_Requirements:_ Everything from the first line of the data through the line with "minimum width=92pt, minimum" is to be echoed exactly, minus the pictures.

_Data block:_
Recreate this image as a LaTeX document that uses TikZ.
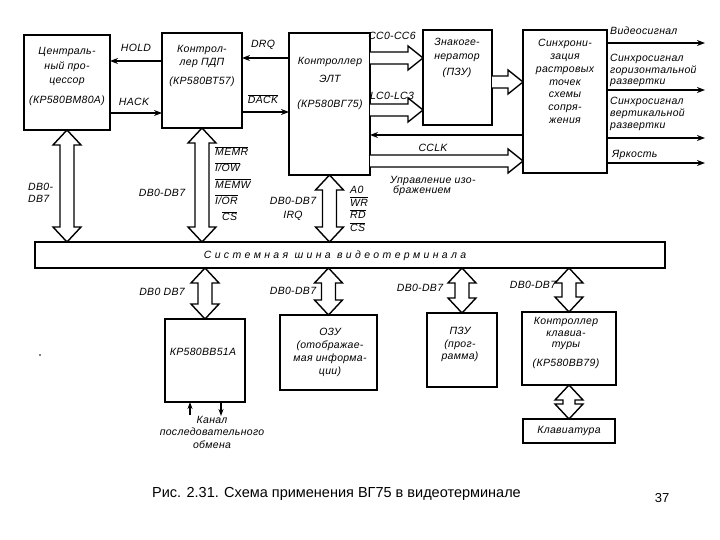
\documentclass[tikz,border=0pt]{standalone}
\usepackage{fontspec}
\setmainfont{Liberation Sans}
\newfontfamily\hw[LetterSpace=3]{Liberation Sans}
\newfontfamily\hwbus[LetterSpace=32]{Liberation Sans}
\newfontfamily\capfont{Liberation Sans}
\usetikzlibrary{arrows.meta,calc}
\newcommand{\lf}[1]{\hw\itshape\fontsize{10.5}{#1}\selectfont}
\newcommand{\ovl}[1]{$\overline{\mbox{#1}}$}
% vertical hollow double arrow: #2 top point, #3 bottom point, #1 half shaft width
\newcommand{\VDA}[3][7]{\path[wide] let \p1=(#2), \p2=(#3) in
  (\x1,\y1) -- (\x1+14pt,\y1-15pt) -- (\x1+#1pt,\y1-15pt) -- (\x1+#1pt,\y2+15pt)
  -- (\x1+14pt,\y2+15pt) -- (\x1,\y2) -- (\x1-14pt,\y2+15pt) -- (\x1-#1pt,\y2+15pt)
  -- (\x1-#1pt,\y1-15pt) -- (\x1-14pt,\y1-15pt) -- cycle;}
% horizontal hollow arrow to the right: #1 start (gives y), #2 end (gives x)
\newcommand{\HRA}[2]{\path[wide] let \p1=(#1), \p2=(#2) in
  (\x1,\y1+6pt) -- (\x2-15pt,\y1+6pt) -- (\x2-15pt,\y1+12pt) -- (\x2,\y1)
  -- (\x2-15pt,\y1-12pt) -- (\x2-15pt,\y1-6pt) -- (\x1,\y1-6pt);}
\begin{document}
\begin{tikzpicture}[x=1pt,y=-1pt,
  box/.style={draw, line width=1.6pt, anchor=north west, inner sep=0pt, outer sep=0pt},
  lbl/.style={font=\lf{12.5}, inner sep=0pt, align=center},
  sig/.style={line width=1.4pt, -{Stealth[length=8pt,width=6pt]}},
  wide/.style={draw, line width=1.4pt, fill=white, line join=miter}]
\useasboundingbox (0,0) rectangle (720,540);

% boxes
\node[box, minimum width=86pt, minimum height=95pt] (cpu) at (24,35) {};
\node[box, minimum width=80pt, minimum height=95pt] (dma) at (162,33) {};
\node[box, minimum width=81pt, minimum height=142pt] (crt) at (289,33) {};
\node[box, minimum width=69pt, minimum height=95pt] (cg) at (423,30) {};
\node[box, minimum width=84pt, minimum height=143pt] (sync) at (523,30) {};
\node[box, minimum width=630pt, minimum height=26pt] (bus) at (35,242) {};
\node[box, minimum width=80pt, minimum height=83pt] (uart) at (165,319) {};
\node[box, minimum width=97pt, minimum height=75pt] (ram) at (280,315) {};
\node[box, minimum width=70pt, minimum height=74pt] (rom) at (427,313) {};
\node[box, minimum width=94pt, minimum height=73pt] (kbc) at (522,312) {};
\node[box, minimum width=92pt, minimum height=24pt] (kb) at (523,419) {};

% box texts
\node[lbl, font=\lf{14.5}] (tcpu) at (67,76.5) {Централь-\\ный про-\\цессор\\[5pt](КР580ВМ80А)};
\node[lbl, font=\lf{13}] (tdma) at (202,66) {Контрол-\\лер ПДП\\[6pt](КР580ВТ57)};
\node[lbl, font=\lf{18}] (tcrt) at (330,83.5) {Контроллер\\ЭЛТ\\[7pt](КР580ВГ75)};
\node[lbl, font=\lf{14.5}] (tcg) at (457,58) {Знакоге-\\нератор\\[1.5pt](ПЗУ)};
\node[lbl, font=\lf{12.8}] (tsync) at (565,81.5) {Синхрони-\\зация\\растровых\\точек\\схемы\\сопря-\\жения};
\node[lbl] (tbus) at (335,256) {\hwbus\itshape\fontsize{10.5}{12}\selectfont Системная шина видеотерминала};
\node[lbl] (tuart) at (203,352) {КР580ВВ51А};
\node[lbl, font=\lf{13}] (tram) at (330,352.5) {ОЗУ\\(отображае-\\мая информа-\\ции)};
\node[lbl, font=\lf{12.5}] (trom) at (460,344.5) {ПЗУ\\(прог-\\рамма)};
\node[lbl, font=\lf{11.5}] (tkbc) at (566,343) {Контроллер\\клавиа-\\туры\\[7pt](КР580ВВ79)};
\node[lbl] (tkb) at (569,431) {Клавиатура};

% thin signal lines
\coordinate (outx) at (705,0);
\draw[sig] ($(dma.north west)+(0,28)$) coordinate (h1) -- (h1 -| cpu.east);
\draw[sig] ($(cpu.north east)+(0,78)$) coordinate (k1) -- (k1 -| dma.west);
\draw[sig] ($(crt.north west)+(0,25)$) coordinate (d1) -- (d1 -| dma.east);
\draw[sig] ($(dma.north east)+(0,79)$) coordinate (d2) -- (d2 -| crt.west);
\draw[sig] ($(sync.north west)+(0,105)$) coordinate (c1) -- (c1 -| crt.east);
\draw[sig] ($(sync.north east)+(0,13)$) coordinate (o1) -- (o1 -| outx);
\draw[sig] ($(sync.north east)+(0,60)$) coordinate (o2) -- (o2 -| outx);
\draw[sig] ($(sync.north east)+(0,108)$) coordinate (o3) -- (o3 -| outx);
\draw[sig] ($(sync.north east)+(0,133)$) coordinate (o4) -- (o4 -| outx);
\coordinate (chA) at (190,415);
\coordinate (chB) at (221,416);
\draw[sig, -{Stealth[length=7pt,width=5pt]}] (chA) -- (chA |- uart.south);
\draw[sig, -{Stealth[length=7pt,width=5pt]}] (chB |- uart.south) -- (chB);

% wide horizontal arrows
\HRA{$(crt.north east)+(0,25)$}{cg.west}
\HRA{$(crt.north east)+(0,77)$}{cg.west}
\HRA{$(cg.north east)+(0,52)$}{sync.west}
\HRA{$(crt.north east)+(0,128)$}{sync.west}

% wide vertical double arrows
\VDA{cpu.south}{cpu.south |- bus.north}
\VDA{dma.south}{dma.south |- bus.north}
\VDA{crt.south}{crt.south |- bus.north}
\VDA{uart.north |- bus.south}{uart.north}
\VDA{ram.north |- bus.south}{ram.north}
\VDA{rom.north |- bus.south}{rom.north}
\VDA{kbc.north |- bus.south}{kbc.north}
\VDA[6]{kbc.south}{kb.north}

% signal labels
\node[lbl] (lhold) at (136,48) {HOLD};
\node[lbl] (lhack) at (134,102) {HACK};
\node[lbl] (ldrq) at (263,45) {DRQ};
\node[lbl] (ldack) at (263,99) {\ovl{DACK}};
\node[lbl] (lcc) at (392,36) {CC0-CC6};
\node[lbl] (llc) at (392,96) {LC0-LC3};
\node[lbl] (lcclk) at (433,148) {CCLK};
\node[lbl, font=\lf{10}, align=left, anchor=north west] (lupr) at (390,176) {Управление изо-\\\hspace*{3pt}бражением};
\node[lbl, font=\lf{11.5}, align=left, anchor=west] (lvid) at (610,31) {Видеосигнал};
\node[lbl, font=\lf{11.5}, align=left, anchor=west] (lhs) at (610,70.5) {Синхросигнал\\горизонтальной\\развертки};
\node[lbl, font=\lf{12}, align=left, anchor=west] (lvs) at (610,114) {Синхросигнал\\вертикальной\\развертки};
\node[lbl, align=left, anchor=west] (lbr) at (612,155) {Яркость};

\node[lbl, font=\lf{12}, align=left, anchor=west] (ldb1) at (28,193) {DB0-\\DB7};
\node[lbl] (ldb2) at (162,193) {DB0-DB7};
\node[lbl, font=\lf{16.2}, align=left, anchor=west] (lmem) at (215,183.5) {\ovl{MEMR}\\\ovl{I/OW}\\\ovl{MEMW}\\\ovl{I/OR}\\\hspace*{7pt}\ovl{CS}};
\node[lbl, font=\lf{14}] (ldb3) at (293,209) {DB0-DB7\\IRQ};
\node[lbl, font=\lf{12.7}, align=left, anchor=west] (la0) at (350,209) {A0\\\ovl{WR}\\\ovl{RD}\\\ovl{CS}};

\node[lbl] (ldb4) at (162,292) {DB0 DB7};
\node[lbl] (ldb5) at (293,291) {DB0-DB7};
\node[lbl] (ldb6) at (420,288) {DB0-DB7};
\node[lbl] (ldb7) at (533,285) {DB0-DB7};
\node[lbl, font=\lf{12.5}] (lch) at (212,432) {Канал\\последовательного\\обмена};

\fill (40,355) circle (0.8);

% caption
\node[anchor=west, inner sep=0pt, font=\capfont\fontsize{14.5}{16}\selectfont] (cap) at (152,494) {Рис. 2.31. Схема применения ВГ75 в видеотерминале};
\node[inner sep=0pt, font=\capfont\fontsize{13}{15}\selectfont] (page) at (662,498) {37};
\end{tikzpicture}
\end{document}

_Response to the task:_
Recreate this image as a LaTeX document that uses TikZ.
\documentclass[tikz,border=0pt]{standalone}
\usepackage{fontspec}
\setmainfont{Liberation Sans}
\newfontfamily\hw[LetterSpace=3]{Liberation Sans}
\newfontfamily\hwbus[LetterSpace=32]{Liberation Sans}
\newfontfamily\capfont{Liberation Sans}
\usetikzlibrary{arrows.meta,calc}
\newcommand{\lf}[1]{\hw\itshape\fontsize{10.5}{#1}\selectfont}
\newcommand{\ovl}[1]{$\overline{\mbox{#1}}$}
% vertical hollow double arrow: #2 top point, #3 bottom point, #1 half shaft width
\newcommand{\VDA}[3][7]{\path[wide] let \p1=(#2), \p2=(#3) in
  (\x1,\y1) -- (\x1+14pt,\y1-15pt) -- (\x1+#1pt,\y1-15pt) -- (\x1+#1pt,\y2+15pt)
  -- (\x1+14pt,\y2+15pt) -- (\x1,\y2) -- (\x1-14pt,\y2+15pt) -- (\x1-#1pt,\y2+15pt)
  -- (\x1-#1pt,\y1-15pt) -- (\x1-14pt,\y1-15pt) -- cycle;}
% horizontal hollow arrow to the right: #1 start (gives y), #2 end (gives x)
\newcommand{\HRA}[2]{\path[wide] let \p1=(#1), \p2=(#2) in
  (\x1,\y1+6pt) -- (\x2-15pt,\y1+6pt) -- (\x2-15pt,\y1+12pt) -- (\x2,\y1)
  -- (\x2-15pt,\y1-12pt) -- (\x2-15pt,\y1-6pt) -- (\x1,\y1-6pt);}
\begin{document}
\begin{tikzpicture}[x=1pt,y=-1pt,
  box/.style={draw, line width=1.6pt, anchor=north west, inner sep=0pt, outer sep=0pt},
  lbl/.style={font=\lf{12.5}, inner sep=0pt, align=center},
  sig/.style={line width=1.4pt, -{Stealth[length=8pt,width=6pt]}},
  wide/.style={draw, line width=1.4pt, fill=white, line join=miter}]
\useasboundingbox (0,0) rectangle (720,540);

% boxes
\node[box, minimum width=86pt, minimum height=95pt] (cpu) at (24,35) {};
\node[box, minimum width=80pt, minimum height=95pt] (dma) at (162,33) {};
\node[box, minimum width=81pt, minimum height=142pt] (crt) at (289,33) {};
\node[box, minimum width=69pt, minimum height=95pt] (cg) at (423,30) {};
\node[box, minimum width=84pt, minimum height=143pt] (sync) at (523,30) {};
\node[box, minimum width=630pt, minimum height=26pt] (bus) at (35,242) {};
\node[box, minimum width=80pt, minimum height=83pt] (uart) at (165,319) {};
\node[box, minimum width=97pt, minimum height=75pt] (ram) at (280,315) {};
\node[box, minimum width=70pt, minimum height=74pt] (rom) at (427,313) {};
\node[box, minimum width=94pt, minimum height=73pt] (kbc) at (522,312) {};
\node[box, minimum width=92pt, minimum height=24pt] (kb) at (523,419) {};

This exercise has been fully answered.